As sociedades limitadas podem ser caracterizadas como sociedades contratuais, aquelas

regidas por contrato social, instrumento no qual se estabelecem as disposições que regem a

sociedade limitada. Neste tipo societário, a autonomia da vontade dos sócios para a

constituição do vínculo societário é máxima e como reflexo disso, tem-se que os sócios

podem disciplinar as relações sociais como entenderem, segundo as lições do Professor André

Luiz Santa Cruz Ramos (2014).

O princípio da autonomia da vontade, na acepção, neste ponto suscitada, corresponde a

um desdobramento do direito fundamental à liberdade (GONÇALVES, 2012), o qual pode ser

associado à função social do contrato na medida em que os sócios podem celebrar contratos

livremente, sejam modalidades previstas em lei ou atípicas, para satisfazer a suas finalidades

econômicas, respeitados os requisitos de existência do negócio jurídico.

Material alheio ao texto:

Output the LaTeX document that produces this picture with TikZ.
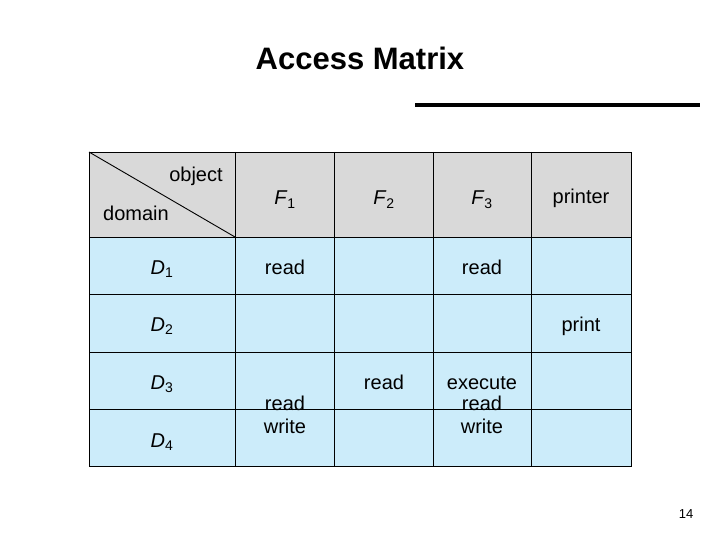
\documentclass[tikz,border=0pt]{standalone}
\usepackage{fontspec}
\setmainfont{Liberation Sans}
\usepackage{tikz}
\definecolor{headgray}{RGB}{217,217,217}
\definecolor{cellblue}{RGB}{204,236,250}
\tikzset{cell/.style={font=\fontsize{20}{23}\selectfont, align=center, inner sep=0pt, anchor=base}}
\newcommand{\subvar}[2]{\textit{#1}\textsubscript{#2}}
\begin{document}
\begin{tikzpicture}[x=1pt, y=-1pt]
            \useasboundingbox (0,0) rectangle (720,540);
            \node[font=\bfseries\fontsize{31}{33}\selectfont] at (360, 58) (title) {Access Matrix};
            \draw [line width=4pt] (415, 105) -- (700, 105);

            \fill [headgray] (89, 152) rectangle (631, 237);
            \fill [cellblue] (89, 237) rectangle (631, 466);
            \draw [line width=0.9pt] (89, 152) rectangle (631, 466);
            \foreach \x in {235, 334, 433, 531}
                \draw [line width=0.9pt] (\x, 152) -- (\x, 466);
            \foreach \y in {237, 294, 352, 409}
                \draw [line width=0.9pt] (89, \y) -- (631, \y);
            \draw [line width=0.9pt] (89, 152) -- (235, 237);

            \node[cell] at (196, 182)   (obj) {object};
            \node[cell] at (136, 221)   (dom) {domain};
            \node[cell] at (285, 205)   (f1) {\subvar{F}{1}};
            \node[cell] at (384, 205)   (f2) {\subvar{F}{2}};
            \node[cell] at (482, 205)   (f3) {\subvar{F}{3}};
            \node[cell] at (581, 204)   (pr) {printer};

            \node[cell] at (162, 274)   (d1) {\subvar{D}{1}};
            \node[cell] at (162, 331)   (d2) {\subvar{D}{2}};
            \node[cell] at (162, 389)   (d3) {\subvar{D}{3}};
            \node[cell] at (162, 447)   (d4) {\subvar{D}{4}};

            \node[cell] at (285, 274)   (d1f1) {read};
            \node[cell] at (482, 274)   (d1f3) {read};
            \node[cell] at (581, 331)   (d2pr) {print};
            \node[cell] at (384, 389)   (d3f2) {read};
            \node[cell] at (482, 389)   (d3f3) {execute};
            \node[cell] at (285, 433)   (d4f1) {read\\write};
            \node[cell] at (482, 433)   (d4f3) {read\\write};

            \node[font=\fontsize{13}{15}\selectfont] at (686, 514) (page) {14};
\end{tikzpicture}
\end{document}
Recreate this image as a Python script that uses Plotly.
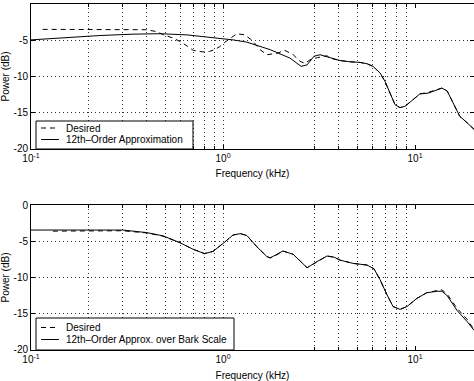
import plotly.graph_objects as go

# ---------------- data (frequency in kHz, power in dB) ----------------
top_desired_f = [0.115, 0.2, 0.3, 0.4, 0.45, 0.49, 0.55, 0.6, 0.65, 0.7, 0.78, 0.85,
                 0.9, 0.96, 1.02, 1.09, 1.18, 1.3, 1.42, 1.56, 1.69, 1.91, 2.1, 2.32,
                 2.52, 2.67, 2.84, 3.1, 3.48, 3.75, 4.07, 4.58, 5.17, 5.62, 6.04, 6.57,
                 6.98, 7.41, 7.87, 8.35, 8.87, 9.76, 10.6, 11.7, 12.7, 13.8, 14.7, 15.8,
                 17.1, 18.7, 20.0, 20.3]
top_desired_db = [-3.5, -3.5, -3.5, -3.55, -3.8, -4.25, -4.7, -5.2, -5.8, -6.4, -6.6, -6.55,
                  -6.3, -5.9, -5.3, -4.7, -4.1, -4.26, -5.04, -6.3, -7.0, -6.8, -6.4, -7.0,
                  -7.9, -8.2, -7.7, -7.4, -7.15, -7.6, -7.8, -7.97, -8.06, -8.24, -8.6, -9.5,
                  -10.7, -12.3, -13.9, -14.3, -14.1, -13.2, -12.4, -12.2, -11.9, -11.6, -12.0, -13.6,
                  -15.5, -16.4, -17.1, -17.3]

top_approx_f = [0.1, 0.154, 0.229, 0.34, 0.47, 0.649, 0.887, 1.127, 1.33, 1.45, 1.76, 2.23,
                2.55, 2.74, 2.98, 3.2, 3.61, 4.07, 4.58, 5.17, 5.62, 6.04, 6.57, 6.98,
                7.41, 7.87, 8.35, 8.87, 9.76, 10.6, 11.7, 12.7, 13.8, 14.7, 15.8, 17.1,
                18.7, 20.0, 20.3]
top_approx_db = [-4.95, -4.6, -4.35, -4.16, -4.1, -4.26, -4.6, -4.95, -5.26, -5.6, -6.3, -7.46,
                 -8.6, -8.4, -7.2, -7.0, -7.4, -7.8, -7.97, -8.06, -8.24, -8.6, -9.5, -10.7,
                 -12.3, -13.9, -14.3, -14.1, -13.2, -12.4, -12.3, -11.9, -11.6, -12.0, -13.6, -15.5,
                 -16.4, -17.1, -17.3]

bot_desired_f = [0.13, 0.2, 0.3, 0.4, 0.487, 0.597, 0.698, 0.8, 0.887, 1.0, 1.127, 1.23,
                 1.33, 1.5, 1.69, 1.76, 1.9, 2.05, 2.32, 2.74, 3.09, 3.48, 3.79, 4.07,
                 4.75, 5.62, 6.11, 6.57, 7.15, 7.68, 8.35, 9.08, 10.2, 11.5, 13.0, 13.8,
                 14.7, 16.5, 18.7, 20.0, 20.3]
bot_desired_db = [-3.6, -3.6, -3.55, -3.85, -4.3, -5.2, -6.1, -6.7, -6.4, -5.3, -4.14, -3.95,
                  -4.2, -5.75, -7.1, -7.3, -6.9, -6.34, -6.8, -8.65, -7.8, -7.03, -7.2, -7.6,
                  -8.05, -8.28, -8.8, -10.3, -12.4, -14.0, -14.4, -14.0, -12.9, -12.1, -11.8, -11.7,
                  -12.3, -14.2, -15.8, -16.9, -17.2]

bot_approx_f = [0.1, 0.2, 0.3, 0.4, 0.487, 0.597, 0.698, 0.8, 0.887, 1.0, 1.127, 1.23,
                1.33, 1.5, 1.69, 1.76, 1.9, 2.05, 2.32, 2.74, 3.09, 3.48, 3.79, 4.07,
                4.75, 5.62, 6.11, 6.57, 7.15, 7.68, 8.35, 9.08, 10.2, 11.5, 13.0, 13.8,
                14.7, 16.5, 18.7, 20.0, 20.3]
bot_approx_db = [-3.45, -3.45, -3.45, -3.8, -4.25, -5.2, -6.1, -6.7, -6.4, -5.3, -4.14, -3.95,
                 -4.2, -5.75, -7.1, -7.3, -6.8, -6.34, -6.8, -8.65, -7.8, -7.03, -7.2, -7.6,
                 -8.05, -8.28, -8.8, -10.3, -12.4, -14.0, -14.4, -14.0, -12.9, -12.1, -11.9, -11.9,
                 -12.5, -14.5, -16.1, -17.1, -17.3]

major_ticks = [0.1, 1, 10]
major_text = ["10<sup>-1</sup>", "10<sup>0</sup>", "10<sup>1</sup>"]
minor_ticks = [0.2, 0.3, 0.4, 0.5, 0.6, 0.7, 0.8, 0.9, 1, 3, 4, 5, 6, 7, 8, 9]
y_ticks = [0, -5, -10, -15, -20]
y_text = ["0", "-5", "-10", "-15", "-20"]

legend_top = ["Desired", "12th\u2013Order Approximation"]
legend_bot = ["Desired", "12th\u2013Order Approx. over Bark Scale"]

FONT = "Liberation Sans, Arial, Helvetica, sans-serif"
DASH = "5px,4px"

fig = go.Figure()
fig.add_trace(go.Scatter(x=top_desired_f, y=top_desired_db, mode="lines", name=legend_top[0],
                         line=dict(color="black", width=1, dash=DASH),
                         xaxis="x", yaxis="y", showlegend=False))
fig.add_trace(go.Scatter(x=top_approx_f, y=top_approx_db, mode="lines", name=legend_top[1],
                         line=dict(color="black", width=1),
                         xaxis="x", yaxis="y", showlegend=False))
fig.add_trace(go.Scatter(x=bot_desired_f, y=bot_desired_db, mode="lines", name=legend_bot[0],
                         line=dict(color="black", width=1, dash=DASH),
                         xaxis="x2", yaxis="y2", showlegend=False))
fig.add_trace(go.Scatter(x=bot_approx_f, y=bot_approx_db, mode="lines", name=legend_bot[1],
                         line=dict(color="black", width=1),
                         xaxis="x2", yaxis="y2", showlegend=False))


def xaxis(anchor):
    return dict(type="log", range=[-1, 1.307], anchor=anchor, automargin=False,
                tickvals=major_ticks, ticktext=major_text,
                ticks="inside", ticklen=4, tickcolor="black", tickwidth=1,
                showline=True, linecolor="black", linewidth=1, mirror="allticks",
                showgrid=False, zeroline=False,
                tickfont=dict(size=10, color="black", family=FONT),
                minor=dict(tickvals=minor_ticks, ticks="inside", ticklen=3,
                           tickcolor="black", showgrid=True, gridcolor="#333",
                           griddash="1px,3px", gridwidth=1),
                title=dict(text="Frequency (kHz)", standoff=7,
                           font=dict(size=10, color="black", family=FONT)))


def yaxis(anchor, domain):
    return dict(range=[-20, 0], domain=domain, anchor=anchor, automargin=False,
                tickvals=y_ticks, ticktext=y_text,
                ticks="inside", ticklen=4, tickcolor="black",
                showline=True, linecolor="black", linewidth=1, mirror="allticks",
                showgrid=True, gridcolor="#333", griddash="1px,3px", gridwidth=1,
                zeroline=False,
                tickfont=dict(size=10, color="black", family=FONT),
                title=dict(text="Power (dB)", standoff=2,
                           font=dict(size=10, color="black", family=FONT)))


# ---- legend boxes (drawn in plot-area "paper" coordinates) ----
W, H, L, B = 443.0, 346.0, 31.0, 350.0   # plot-area width/height, left px, bottom px


def px(xp):
    return (xp - L) / W


def py(yp):
    return (B - yp) / H


shapes = []
annotations = []


def add_legend(box, rows, labels):
    x0, x1, y0, y1 = box
    shapes.append(dict(type="rect", xref="paper", yref="paper",
                       x0=px(x0), x1=px(x1), y0=py(y1), y1=py(y0),
                       line=dict(color="black", width=1), fillcolor="white", layer="above"))
    for (ry, dash, lab) in zip(rows, ["5px,4px", "solid"], labels):
        shapes.append(dict(type="line", xref="paper", yref="paper",
                           x0=px(41), x1=px(59), y0=py(ry), y1=py(ry),
                           line=dict(color="black", width=1, dash=dash), layer="above"))
        annotations.append(dict(text=lab, xref="paper", yref="paper", x=px(64), y=py(ry),
                                xanchor="left", yanchor="middle", showarrow=False,
                                font=dict(size=10, color="black", family=FONT)))


add_legend((36, 193, 121, 149), (128, 139.5), legend_top)
add_legend((36, 234, 318, 350), (327.5, 339.5), legend_bot)

fig.update_layout(
    width=474, height=381,
    margin=dict(l=31, r=0, t=4, b=31, autoexpand=False),
    paper_bgcolor="white", plot_bgcolor="white",
    font=dict(family=FONT, color="black"),
    showlegend=False,
    xaxis=xaxis("y"), yaxis=yaxis("x", [0.581, 1.0]),
    xaxis2=xaxis("y2"), yaxis2=yaxis("x2", [0.0, 0.419]),
    shapes=shapes, annotations=annotations,
)

fig.write_html("out.html", config={"displayModeBar": False},
               post_script="document.body.style.margin='0';document.body.style.overflow='hidden';")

Nestes termos, ao lado da autonomia da vontade, deve-se salientar a importância da

liberdade de iniciativa, prevista na Constituição Federal de 1988 (BRASIL, 1988) nos artigos

1º, inciso IV e 170, caput, entendida como pressuposto fundamental ou sustentáculo da ordem

econômica nacional. A liberdade de iniciativa representa uma expressão fundamental da

liberdade do indivíduo em almejar a melhoria da qualidade de vida e o desenvolvimento

econômico e social.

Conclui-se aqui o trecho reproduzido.